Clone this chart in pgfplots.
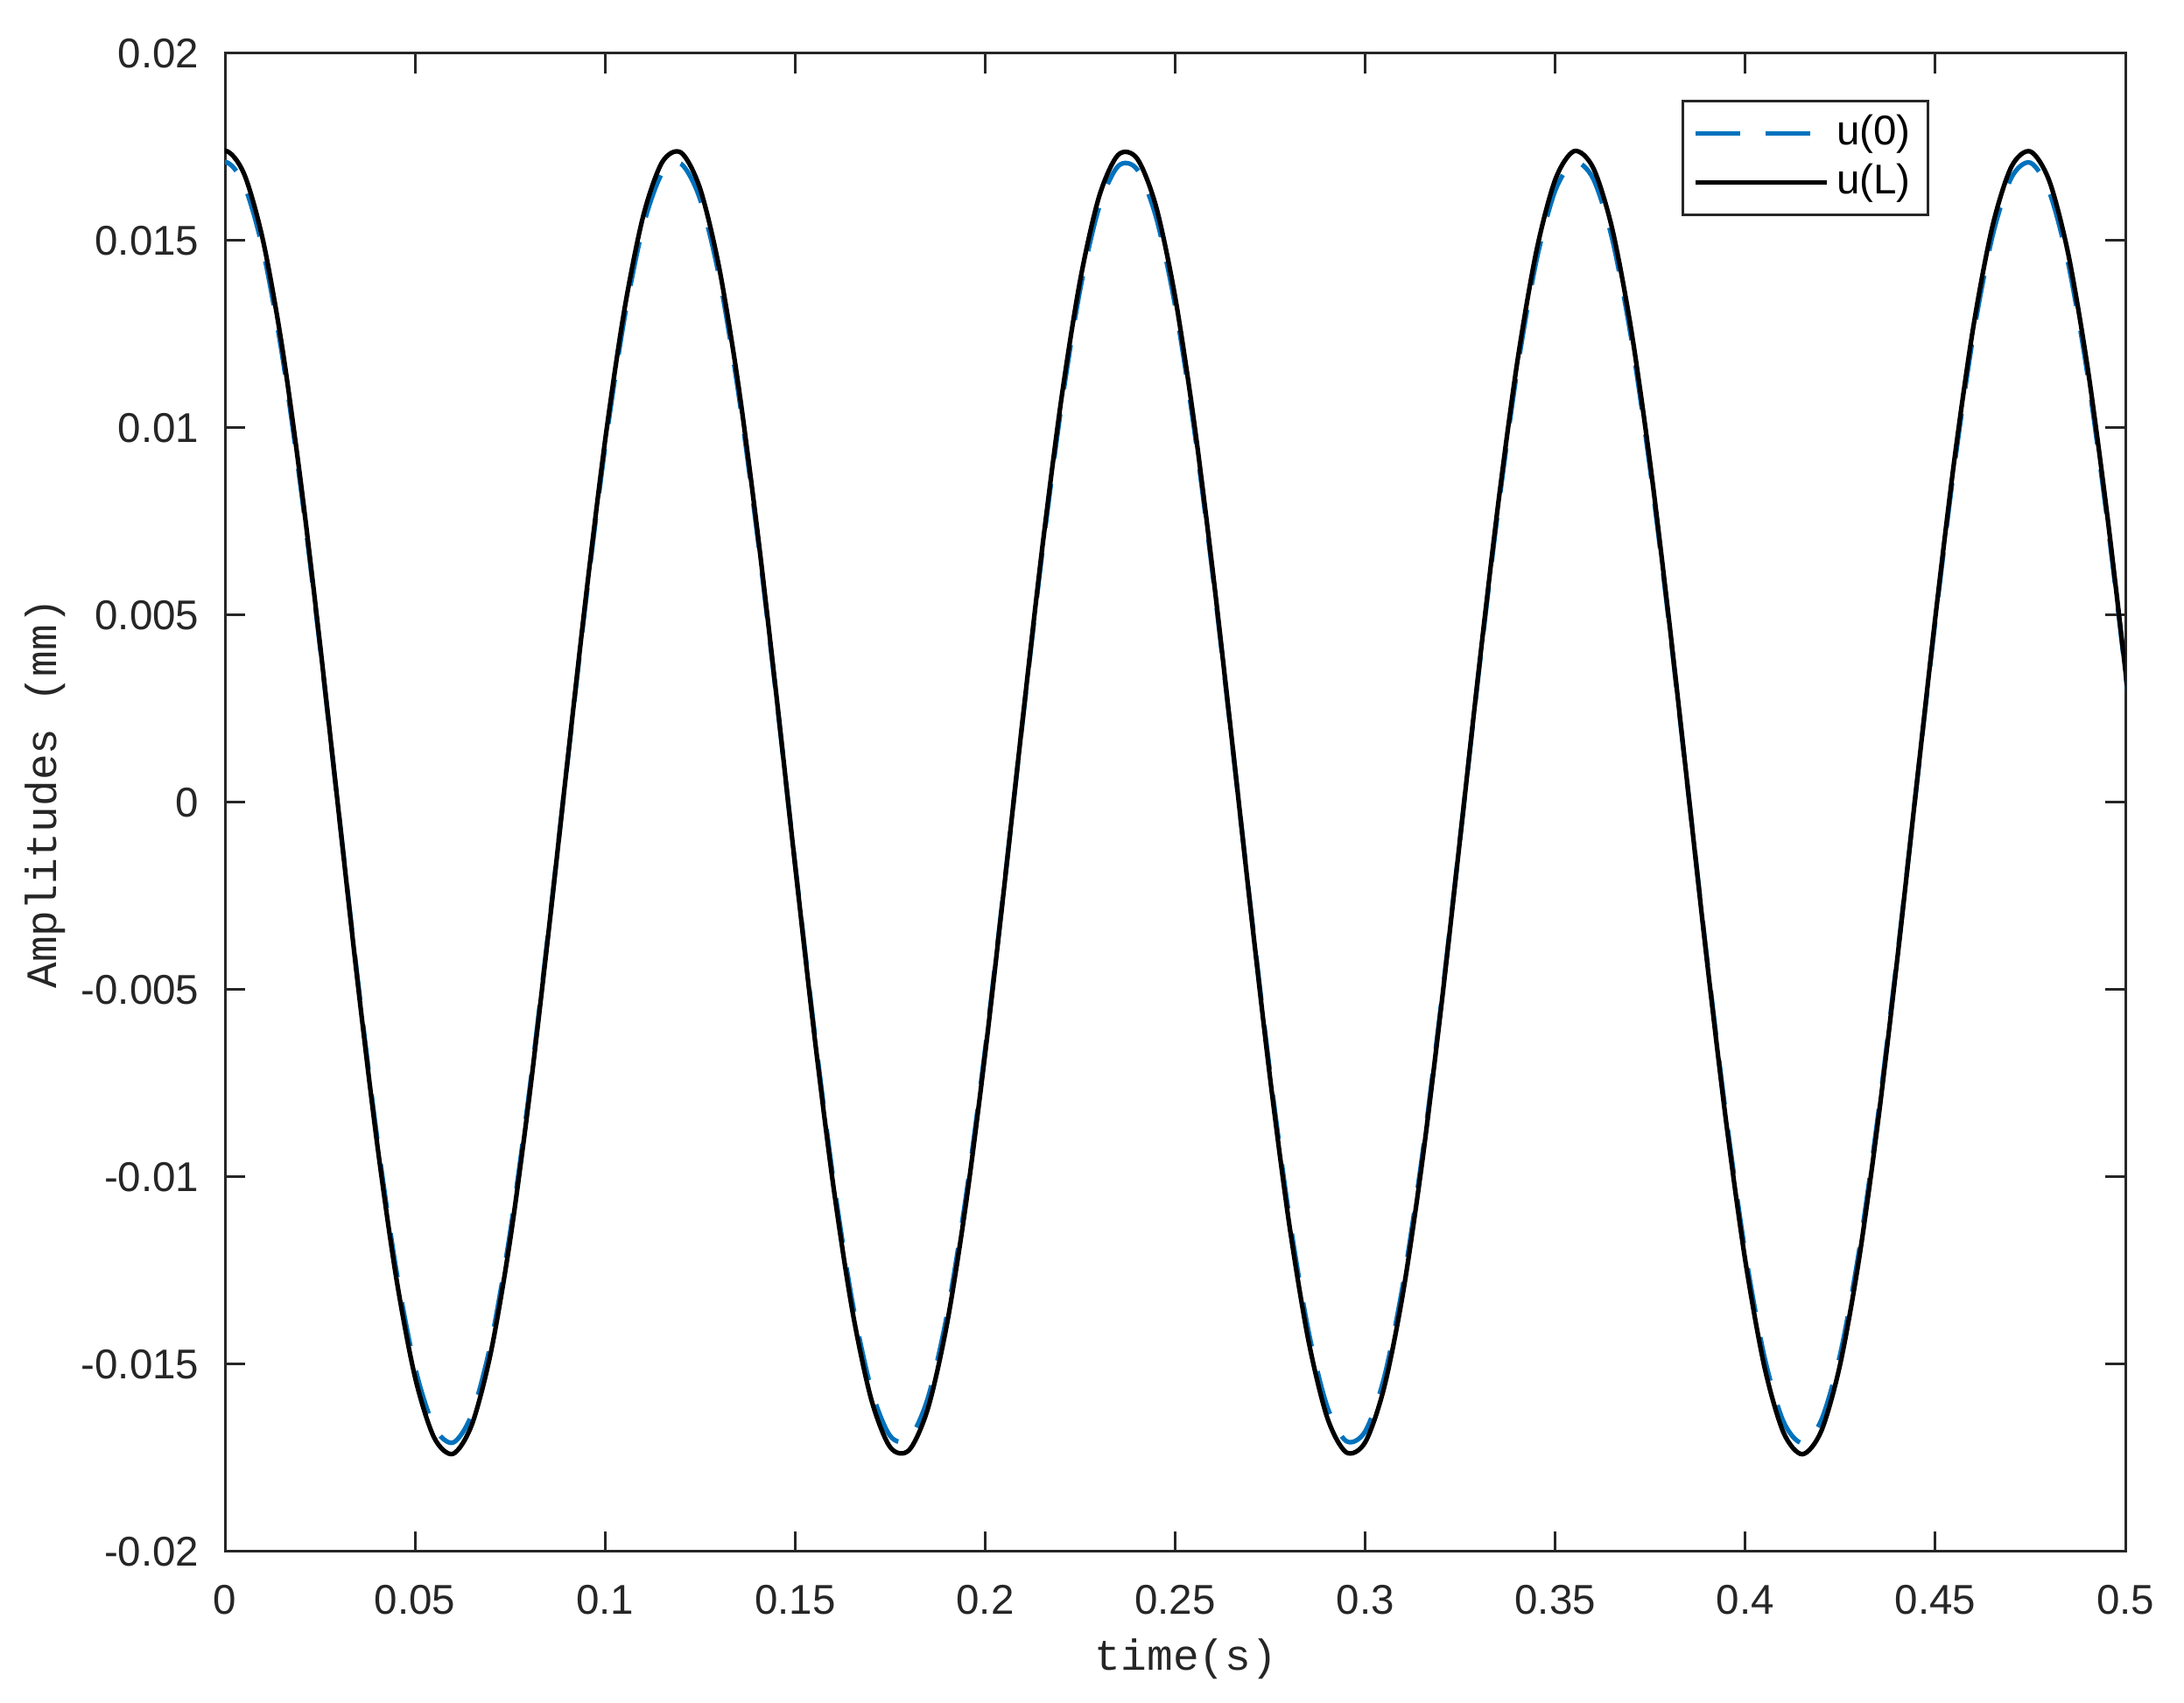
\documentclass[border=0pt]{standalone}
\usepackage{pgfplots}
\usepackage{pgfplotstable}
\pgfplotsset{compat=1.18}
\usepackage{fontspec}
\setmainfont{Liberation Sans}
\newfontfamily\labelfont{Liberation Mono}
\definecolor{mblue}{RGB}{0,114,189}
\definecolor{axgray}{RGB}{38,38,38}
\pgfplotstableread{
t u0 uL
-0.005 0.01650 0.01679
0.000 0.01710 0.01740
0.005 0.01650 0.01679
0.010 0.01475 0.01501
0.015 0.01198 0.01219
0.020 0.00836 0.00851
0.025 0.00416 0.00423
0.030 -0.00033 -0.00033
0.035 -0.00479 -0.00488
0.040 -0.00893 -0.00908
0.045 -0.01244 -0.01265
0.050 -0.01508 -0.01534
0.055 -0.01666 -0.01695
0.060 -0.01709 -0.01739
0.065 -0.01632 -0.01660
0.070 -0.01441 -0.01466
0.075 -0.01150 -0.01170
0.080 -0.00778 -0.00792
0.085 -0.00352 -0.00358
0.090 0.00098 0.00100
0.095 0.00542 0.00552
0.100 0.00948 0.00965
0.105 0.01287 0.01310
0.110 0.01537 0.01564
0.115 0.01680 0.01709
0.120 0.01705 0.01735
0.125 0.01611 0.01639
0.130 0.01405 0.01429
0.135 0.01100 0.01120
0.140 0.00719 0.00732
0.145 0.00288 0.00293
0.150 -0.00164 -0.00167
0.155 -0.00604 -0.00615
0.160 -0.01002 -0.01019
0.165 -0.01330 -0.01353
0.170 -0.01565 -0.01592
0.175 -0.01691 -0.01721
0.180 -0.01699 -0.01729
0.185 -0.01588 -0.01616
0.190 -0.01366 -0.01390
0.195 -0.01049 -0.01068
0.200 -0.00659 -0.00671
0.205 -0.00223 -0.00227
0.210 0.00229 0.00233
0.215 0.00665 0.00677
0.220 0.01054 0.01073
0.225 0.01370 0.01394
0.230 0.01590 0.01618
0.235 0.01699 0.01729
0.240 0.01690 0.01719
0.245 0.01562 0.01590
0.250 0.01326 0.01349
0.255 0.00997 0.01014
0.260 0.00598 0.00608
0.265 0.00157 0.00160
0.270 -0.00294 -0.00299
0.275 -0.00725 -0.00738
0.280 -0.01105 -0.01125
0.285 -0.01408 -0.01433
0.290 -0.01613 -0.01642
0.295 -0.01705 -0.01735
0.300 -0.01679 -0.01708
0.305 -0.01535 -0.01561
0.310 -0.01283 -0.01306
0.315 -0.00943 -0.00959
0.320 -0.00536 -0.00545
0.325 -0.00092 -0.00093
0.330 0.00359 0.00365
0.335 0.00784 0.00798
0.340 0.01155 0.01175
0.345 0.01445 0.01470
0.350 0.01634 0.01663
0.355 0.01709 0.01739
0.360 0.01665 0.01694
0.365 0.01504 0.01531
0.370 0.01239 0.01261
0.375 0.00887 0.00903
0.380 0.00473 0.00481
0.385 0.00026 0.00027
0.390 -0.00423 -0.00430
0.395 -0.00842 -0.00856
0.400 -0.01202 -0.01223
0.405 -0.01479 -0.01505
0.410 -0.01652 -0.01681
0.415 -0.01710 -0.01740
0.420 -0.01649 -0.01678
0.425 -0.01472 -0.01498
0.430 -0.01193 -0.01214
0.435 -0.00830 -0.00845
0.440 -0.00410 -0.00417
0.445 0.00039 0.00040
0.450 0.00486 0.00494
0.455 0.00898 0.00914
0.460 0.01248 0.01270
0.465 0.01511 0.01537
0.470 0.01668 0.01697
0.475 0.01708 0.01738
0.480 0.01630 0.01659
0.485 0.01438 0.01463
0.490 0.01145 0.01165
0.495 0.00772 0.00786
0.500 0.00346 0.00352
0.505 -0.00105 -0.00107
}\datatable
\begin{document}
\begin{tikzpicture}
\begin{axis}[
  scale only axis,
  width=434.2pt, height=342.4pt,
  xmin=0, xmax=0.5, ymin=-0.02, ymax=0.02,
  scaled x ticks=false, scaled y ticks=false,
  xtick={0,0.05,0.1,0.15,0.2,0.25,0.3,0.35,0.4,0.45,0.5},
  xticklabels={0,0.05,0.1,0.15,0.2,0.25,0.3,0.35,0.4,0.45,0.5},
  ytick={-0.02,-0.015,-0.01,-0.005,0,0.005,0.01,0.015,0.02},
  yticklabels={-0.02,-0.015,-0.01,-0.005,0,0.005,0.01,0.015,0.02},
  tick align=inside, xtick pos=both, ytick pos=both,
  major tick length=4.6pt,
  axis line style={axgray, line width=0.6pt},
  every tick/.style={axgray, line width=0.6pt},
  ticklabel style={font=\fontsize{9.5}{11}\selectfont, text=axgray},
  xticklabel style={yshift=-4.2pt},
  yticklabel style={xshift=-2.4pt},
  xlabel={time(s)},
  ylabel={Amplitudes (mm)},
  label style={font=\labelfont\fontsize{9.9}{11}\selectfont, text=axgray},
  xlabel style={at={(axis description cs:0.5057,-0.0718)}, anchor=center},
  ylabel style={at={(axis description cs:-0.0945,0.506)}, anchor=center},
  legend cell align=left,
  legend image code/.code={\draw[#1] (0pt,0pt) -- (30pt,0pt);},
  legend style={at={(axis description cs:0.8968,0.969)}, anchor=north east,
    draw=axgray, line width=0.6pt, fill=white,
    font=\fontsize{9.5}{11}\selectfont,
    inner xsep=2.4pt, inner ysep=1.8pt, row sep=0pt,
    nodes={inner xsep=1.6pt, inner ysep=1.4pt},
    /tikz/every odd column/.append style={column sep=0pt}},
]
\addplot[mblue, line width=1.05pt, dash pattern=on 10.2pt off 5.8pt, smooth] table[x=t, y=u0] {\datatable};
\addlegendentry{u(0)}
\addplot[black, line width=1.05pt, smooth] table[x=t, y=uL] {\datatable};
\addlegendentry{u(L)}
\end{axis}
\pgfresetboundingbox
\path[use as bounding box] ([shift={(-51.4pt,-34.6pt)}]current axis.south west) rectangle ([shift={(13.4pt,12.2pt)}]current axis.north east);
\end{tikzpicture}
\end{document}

#####

**Exercise task**
Every line above should be returned word for word, with the pictures left behind.

**Completed exercise**
Clone this chart in pgfplots.
\documentclass[border=0pt]{standalone}
\usepackage{pgfplots}
\usepackage{pgfplotstable}
\pgfplotsset{compat=1.18}
\usepackage{fontspec}
\setmainfont{Liberation Sans}
\newfontfamily\labelfont{Liberation Mono}
\definecolor{mblue}{RGB}{0,114,189}
\definecolor{axgray}{RGB}{38,38,38}
\pgfplotstableread{
t u0 uL
-0.005 0.01650 0.01679
0.000 0.01710 0.01740
0.005 0.01650 0.01679
0.010 0.01475 0.01501
0.015 0.01198 0.01219
0.020 0.00836 0.00851
0.025 0.00416 0.00423
0.030 -0.00033 -0.00033
0.035 -0.00479 -0.00488
0.040 -0.00893 -0.00908
0.045 -0.01244 -0.01265
0.050 -0.01508 -0.01534
0.055 -0.01666 -0.01695
0.060 -0.01709 -0.01739
0.065 -0.01632 -0.01660
0.070 -0.01441 -0.01466
0.075 -0.01150 -0.01170
0.080 -0.00778 -0.00792
0.085 -0.00352 -0.00358
0.090 0.00098 0.00100
0.095 0.00542 0.00552
0.100 0.00948 0.00965
0.105 0.01287 0.01310
0.110 0.01537 0.01564
0.115 0.01680 0.01709
0.120 0.01705 0.01735
0.125 0.01611 0.01639
0.130 0.01405 0.01429
0.135 0.01100 0.01120
0.140 0.00719 0.00732
0.145 0.00288 0.00293
0.150 -0.00164 -0.00167
0.155 -0.00604 -0.00615
0.160 -0.01002 -0.01019
0.165 -0.01330 -0.01353
0.170 -0.01565 -0.01592
0.175 -0.01691 -0.01721
0.180 -0.01699 -0.01729
0.185 -0.01588 -0.01616
0.190 -0.01366 -0.01390
0.195 -0.01049 -0.01068
0.200 -0.00659 -0.00671
0.205 -0.00223 -0.00227
0.210 0.00229 0.00233
0.215 0.00665 0.00677
0.220 0.01054 0.01073
0.225 0.01370 0.01394
0.230 0.01590 0.01618
0.235 0.01699 0.01729
0.240 0.01690 0.01719
0.245 0.01562 0.01590
0.250 0.01326 0.01349
0.255 0.00997 0.01014
0.260 0.00598 0.00608
0.265 0.00157 0.00160
0.270 -0.00294 -0.00299
0.275 -0.00725 -0.00738
0.280 -0.01105 -0.01125
0.285 -0.01408 -0.01433
0.290 -0.01613 -0.01642
0.295 -0.01705 -0.01735
0.300 -0.01679 -0.01708
0.305 -0.01535 -0.01561
0.310 -0.01283 -0.01306
0.315 -0.00943 -0.00959
0.320 -0.00536 -0.00545
0.325 -0.00092 -0.00093
0.330 0.00359 0.00365
0.335 0.00784 0.00798
0.340 0.01155 0.01175
0.345 0.01445 0.01470
0.350 0.01634 0.01663
0.355 0.01709 0.01739
0.360 0.01665 0.01694
0.365 0.01504 0.01531
0.370 0.01239 0.01261
0.375 0.00887 0.00903
0.380 0.00473 0.00481
0.385 0.00026 0.00027
0.390 -0.00423 -0.00430
0.395 -0.00842 -0.00856
0.400 -0.01202 -0.01223
0.405 -0.01479 -0.01505
0.410 -0.01652 -0.01681
0.415 -0.01710 -0.01740
0.420 -0.01649 -0.01678
0.425 -0.01472 -0.01498
0.430 -0.01193 -0.01214
0.435 -0.00830 -0.00845
0.440 -0.00410 -0.00417
0.445 0.00039 0.00040
0.450 0.00486 0.00494
0.455 0.00898 0.00914
0.460 0.01248 0.01270
0.465 0.01511 0.01537
0.470 0.01668 0.01697
0.475 0.01708 0.01738
0.480 0.01630 0.01659
0.485 0.01438 0.01463
0.490 0.01145 0.01165
0.495 0.00772 0.00786
0.500 0.00346 0.00352
0.505 -0.00105 -0.00107
}\datatable
\begin{document}
\begin{tikzpicture}
\begin{axis}[
  scale only axis,
  width=434.2pt, height=342.4pt,
  xmin=0, xmax=0.5, ymin=-0.02, ymax=0.02,
  scaled x ticks=false, scaled y ticks=false,
  xtick={0,0.05,0.1,0.15,0.2,0.25,0.3,0.35,0.4,0.45,0.5},
  xticklabels={0,0.05,0.1,0.15,0.2,0.25,0.3,0.35,0.4,0.45,0.5},
  ytick={-0.02,-0.015,-0.01,-0.005,0,0.005,0.01,0.015,0.02},
  yticklabels={-0.02,-0.015,-0.01,-0.005,0,0.005,0.01,0.015,0.02},
  tick align=inside, xtick pos=both, ytick pos=both,
  major tick length=4.6pt,
  axis line style={axgray, line width=0.6pt},
  every tick/.style={axgray, line width=0.6pt},
  ticklabel style={font=\fontsize{9.5}{11}\selectfont, text=axgray},
  xticklabel style={yshift=-4.2pt},
  yticklabel style={xshift=-2.4pt},
  xlabel={time(s)},
  ylabel={Amplitudes (mm)},
  label style={font=\labelfont\fontsize{9.9}{11}\selectfont, text=axgray},
  xlabel style={at={(axis description cs:0.5057,-0.0718)}, anchor=center},
  ylabel style={at={(axis description cs:-0.0945,0.506)}, anchor=center},
  legend cell align=left,
  legend image code/.code={\draw[#1] (0pt,0pt) -- (30pt,0pt);},
  legend style={at={(axis description cs:0.8968,0.969)}, anchor=north east,
    draw=axgray, line width=0.6pt, fill=white,
    font=\fontsize{9.5}{11}\selectfont,
    inner xsep=2.4pt, inner ysep=1.8pt, row sep=0pt,
    nodes={inner xsep=1.6pt, inner ysep=1.4pt},
    /tikz/every odd column/.append style={column sep=0pt}},
]
\addplot[mblue, line width=1.05pt, dash pattern=on 10.2pt off 5.8pt, smooth] table[x=t, y=u0] {\datatable};
\addlegendentry{u(0)}
\addplot[black, line width=1.05pt, smooth] table[x=t, y=uL] {\datatable};
\addlegendentry{u(L)}
\end{axis}
\pgfresetboundingbox
\path[use as bounding box] ([shift={(-51.4pt,-34.6pt)}]current axis.south west) rectangle ([shift={(13.4pt,12.2pt)}]current axis.north east);
\end{tikzpicture}
\end{document}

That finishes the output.